Il prouve qu’elle était inférieure par trois arguments. Quant à son effet, car elle est une alliance de mort ou « ministère de mort » et la nouvelle une alliance de vie. Quant à son mode de transmission, soit sur des tables de pierre, soit par l’Esprit sur des cœurs de chair. Quant à sa perfection. La gloire de l’ancienne alliance ne donne aucune assurance parce que la loi ne conduit personne à la perfection au contraire de la nouvelle. On peut ainsi contraster le « rayonnement passager » (v. 13) au salut qui est éternel : « Les cieux se dissiperont comme la fumée, la terre s’usera comme un vêtement, et ses habitants tomberont comme des mouches. Mais mon salut est pour toujours, ma justice ne sera jamais abattue » (Is 51, 6).

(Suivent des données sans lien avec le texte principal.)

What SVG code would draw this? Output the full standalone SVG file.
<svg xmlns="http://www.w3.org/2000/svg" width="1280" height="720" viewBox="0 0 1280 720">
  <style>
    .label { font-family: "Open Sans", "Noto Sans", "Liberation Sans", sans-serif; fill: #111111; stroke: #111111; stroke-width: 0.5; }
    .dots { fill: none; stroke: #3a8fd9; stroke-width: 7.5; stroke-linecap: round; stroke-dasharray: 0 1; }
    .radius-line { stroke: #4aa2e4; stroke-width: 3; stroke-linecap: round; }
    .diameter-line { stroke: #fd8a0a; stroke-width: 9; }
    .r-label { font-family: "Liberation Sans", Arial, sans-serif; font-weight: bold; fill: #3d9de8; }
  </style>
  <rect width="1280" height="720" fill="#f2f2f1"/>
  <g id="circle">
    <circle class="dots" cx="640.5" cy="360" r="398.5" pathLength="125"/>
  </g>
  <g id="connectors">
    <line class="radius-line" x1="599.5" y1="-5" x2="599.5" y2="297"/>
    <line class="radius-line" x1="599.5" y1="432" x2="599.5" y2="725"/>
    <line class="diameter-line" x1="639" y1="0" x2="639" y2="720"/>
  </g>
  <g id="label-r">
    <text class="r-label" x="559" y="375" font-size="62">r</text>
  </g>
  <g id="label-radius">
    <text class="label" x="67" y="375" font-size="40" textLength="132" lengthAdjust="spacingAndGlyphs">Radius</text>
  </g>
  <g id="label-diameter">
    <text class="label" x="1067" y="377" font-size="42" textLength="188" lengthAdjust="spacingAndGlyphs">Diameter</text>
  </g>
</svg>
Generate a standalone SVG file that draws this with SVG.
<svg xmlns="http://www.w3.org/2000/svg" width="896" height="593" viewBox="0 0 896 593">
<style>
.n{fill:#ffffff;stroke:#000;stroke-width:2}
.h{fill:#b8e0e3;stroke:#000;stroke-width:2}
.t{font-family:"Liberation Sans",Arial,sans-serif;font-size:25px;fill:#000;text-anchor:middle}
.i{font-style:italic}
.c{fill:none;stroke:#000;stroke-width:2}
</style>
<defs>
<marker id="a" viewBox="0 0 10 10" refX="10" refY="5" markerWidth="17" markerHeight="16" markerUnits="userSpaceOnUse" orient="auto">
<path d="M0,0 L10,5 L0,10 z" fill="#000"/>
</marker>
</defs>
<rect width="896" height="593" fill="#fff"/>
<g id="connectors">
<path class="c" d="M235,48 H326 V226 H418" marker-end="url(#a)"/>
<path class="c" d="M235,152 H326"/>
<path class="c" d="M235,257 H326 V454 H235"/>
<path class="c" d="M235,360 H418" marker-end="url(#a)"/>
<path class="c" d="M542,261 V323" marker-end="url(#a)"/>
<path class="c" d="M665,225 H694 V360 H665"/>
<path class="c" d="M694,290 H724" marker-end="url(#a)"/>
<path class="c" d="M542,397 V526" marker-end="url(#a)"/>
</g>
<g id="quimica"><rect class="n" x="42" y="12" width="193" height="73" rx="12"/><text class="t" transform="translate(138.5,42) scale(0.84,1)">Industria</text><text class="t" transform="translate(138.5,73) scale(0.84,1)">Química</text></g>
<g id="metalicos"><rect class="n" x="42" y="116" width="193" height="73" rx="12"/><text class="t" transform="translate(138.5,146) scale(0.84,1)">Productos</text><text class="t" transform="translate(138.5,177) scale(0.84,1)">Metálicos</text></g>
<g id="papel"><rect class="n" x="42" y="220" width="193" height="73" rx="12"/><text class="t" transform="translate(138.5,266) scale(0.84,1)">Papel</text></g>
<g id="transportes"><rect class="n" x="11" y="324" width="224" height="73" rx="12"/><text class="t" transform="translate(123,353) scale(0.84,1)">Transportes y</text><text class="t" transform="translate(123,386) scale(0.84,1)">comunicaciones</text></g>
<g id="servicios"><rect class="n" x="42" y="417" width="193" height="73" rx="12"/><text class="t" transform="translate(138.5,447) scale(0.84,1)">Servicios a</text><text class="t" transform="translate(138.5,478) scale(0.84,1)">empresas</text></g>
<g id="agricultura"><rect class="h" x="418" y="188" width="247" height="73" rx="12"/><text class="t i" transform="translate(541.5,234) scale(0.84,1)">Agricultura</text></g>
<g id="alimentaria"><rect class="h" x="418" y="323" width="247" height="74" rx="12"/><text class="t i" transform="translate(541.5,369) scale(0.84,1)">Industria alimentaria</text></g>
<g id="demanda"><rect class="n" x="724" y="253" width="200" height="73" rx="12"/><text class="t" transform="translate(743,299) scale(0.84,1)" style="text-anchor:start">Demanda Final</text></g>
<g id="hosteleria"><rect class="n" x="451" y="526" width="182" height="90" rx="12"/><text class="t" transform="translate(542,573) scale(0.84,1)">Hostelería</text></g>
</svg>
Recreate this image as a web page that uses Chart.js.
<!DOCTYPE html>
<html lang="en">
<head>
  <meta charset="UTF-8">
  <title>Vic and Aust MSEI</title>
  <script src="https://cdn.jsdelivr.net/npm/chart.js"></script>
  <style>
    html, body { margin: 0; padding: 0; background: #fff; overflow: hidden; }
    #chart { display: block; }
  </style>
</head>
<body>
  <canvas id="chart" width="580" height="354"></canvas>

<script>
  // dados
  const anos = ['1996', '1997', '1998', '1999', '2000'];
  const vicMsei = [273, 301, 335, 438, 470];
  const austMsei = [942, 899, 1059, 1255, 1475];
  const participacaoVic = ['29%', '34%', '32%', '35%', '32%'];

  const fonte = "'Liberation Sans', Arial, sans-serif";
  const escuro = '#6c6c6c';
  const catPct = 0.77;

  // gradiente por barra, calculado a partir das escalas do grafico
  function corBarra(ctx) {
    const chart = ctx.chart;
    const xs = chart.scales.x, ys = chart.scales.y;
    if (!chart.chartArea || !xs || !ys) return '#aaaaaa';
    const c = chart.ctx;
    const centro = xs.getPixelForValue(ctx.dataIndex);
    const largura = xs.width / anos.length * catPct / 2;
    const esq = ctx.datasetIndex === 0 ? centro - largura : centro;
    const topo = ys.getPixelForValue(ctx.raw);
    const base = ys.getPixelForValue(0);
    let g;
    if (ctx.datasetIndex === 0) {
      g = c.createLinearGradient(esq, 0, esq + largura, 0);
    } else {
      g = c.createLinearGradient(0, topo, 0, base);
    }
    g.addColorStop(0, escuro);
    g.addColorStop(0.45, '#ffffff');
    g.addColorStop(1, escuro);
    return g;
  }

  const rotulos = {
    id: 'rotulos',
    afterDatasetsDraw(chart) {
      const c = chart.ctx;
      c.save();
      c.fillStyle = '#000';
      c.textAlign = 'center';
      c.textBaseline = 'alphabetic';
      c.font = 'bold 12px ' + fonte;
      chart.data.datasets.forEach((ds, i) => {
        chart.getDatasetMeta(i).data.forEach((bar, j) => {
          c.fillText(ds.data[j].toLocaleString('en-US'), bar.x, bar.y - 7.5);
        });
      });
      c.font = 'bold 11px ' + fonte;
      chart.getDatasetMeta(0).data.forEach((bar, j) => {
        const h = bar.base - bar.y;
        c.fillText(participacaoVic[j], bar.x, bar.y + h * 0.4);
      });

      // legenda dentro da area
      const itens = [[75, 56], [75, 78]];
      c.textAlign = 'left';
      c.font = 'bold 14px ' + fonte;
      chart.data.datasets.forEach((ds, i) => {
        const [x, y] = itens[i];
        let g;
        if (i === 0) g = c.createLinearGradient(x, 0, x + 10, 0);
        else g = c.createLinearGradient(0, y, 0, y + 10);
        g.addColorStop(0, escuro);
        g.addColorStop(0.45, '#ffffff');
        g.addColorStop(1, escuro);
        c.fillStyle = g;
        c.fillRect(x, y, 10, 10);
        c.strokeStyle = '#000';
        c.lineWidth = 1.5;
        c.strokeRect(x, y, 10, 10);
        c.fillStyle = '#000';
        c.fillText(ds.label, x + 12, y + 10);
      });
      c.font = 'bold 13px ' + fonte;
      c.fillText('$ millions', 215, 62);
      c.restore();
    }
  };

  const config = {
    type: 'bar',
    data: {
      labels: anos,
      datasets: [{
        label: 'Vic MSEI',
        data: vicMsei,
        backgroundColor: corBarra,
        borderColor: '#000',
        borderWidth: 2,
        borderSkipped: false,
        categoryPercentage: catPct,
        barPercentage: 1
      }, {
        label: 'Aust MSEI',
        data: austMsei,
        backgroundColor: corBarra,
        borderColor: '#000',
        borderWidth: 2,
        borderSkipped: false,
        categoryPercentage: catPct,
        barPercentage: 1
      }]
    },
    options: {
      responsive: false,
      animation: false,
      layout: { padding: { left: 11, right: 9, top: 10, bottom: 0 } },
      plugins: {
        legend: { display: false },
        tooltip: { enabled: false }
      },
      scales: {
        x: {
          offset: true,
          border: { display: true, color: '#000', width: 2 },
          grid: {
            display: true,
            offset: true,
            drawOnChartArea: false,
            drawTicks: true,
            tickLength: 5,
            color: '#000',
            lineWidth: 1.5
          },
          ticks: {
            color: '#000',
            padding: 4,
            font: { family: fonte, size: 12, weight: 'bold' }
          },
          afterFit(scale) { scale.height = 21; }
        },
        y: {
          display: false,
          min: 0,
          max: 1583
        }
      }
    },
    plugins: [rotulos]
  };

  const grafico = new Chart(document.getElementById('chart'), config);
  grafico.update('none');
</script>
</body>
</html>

La justice doit être plus glorieuse que la condamnation. Or la nouvelle alliance est un ministère de justice, qui justifie en donnant la vie intérieure. L’ancienne alliance est un ministère de condamnation par occasion. La pleine gloire ne peut donc revenir qu’aux ministres de la nouvelle alliance qui transmettent la grâce nécessaire pour être sauvé et vivre pleinement des vertus : « aux sages, la gloire en partage » (Prov 3, 35).

 

[1] Qu’il soit précisé qu’on représentait souvent Moïse cornu (comme chez Michel-Ange à Saint-Pierre-aux-liens) en raison d’une confusion provenant peut-être d’une erreur de saint Jérôme pour traduire ‘karen’, cornu, au lieu de ‘karan’, rayonnant (même si des commentateurs comme rabbi Rachi de Troyes, au XIe s. proposait ce même rapprochement) ou d’une corruption de copiste de la Vulgate au VIIIe s. avait mis ‘cornatus’, cornu, au lieu de ‘coronatus’, couronné.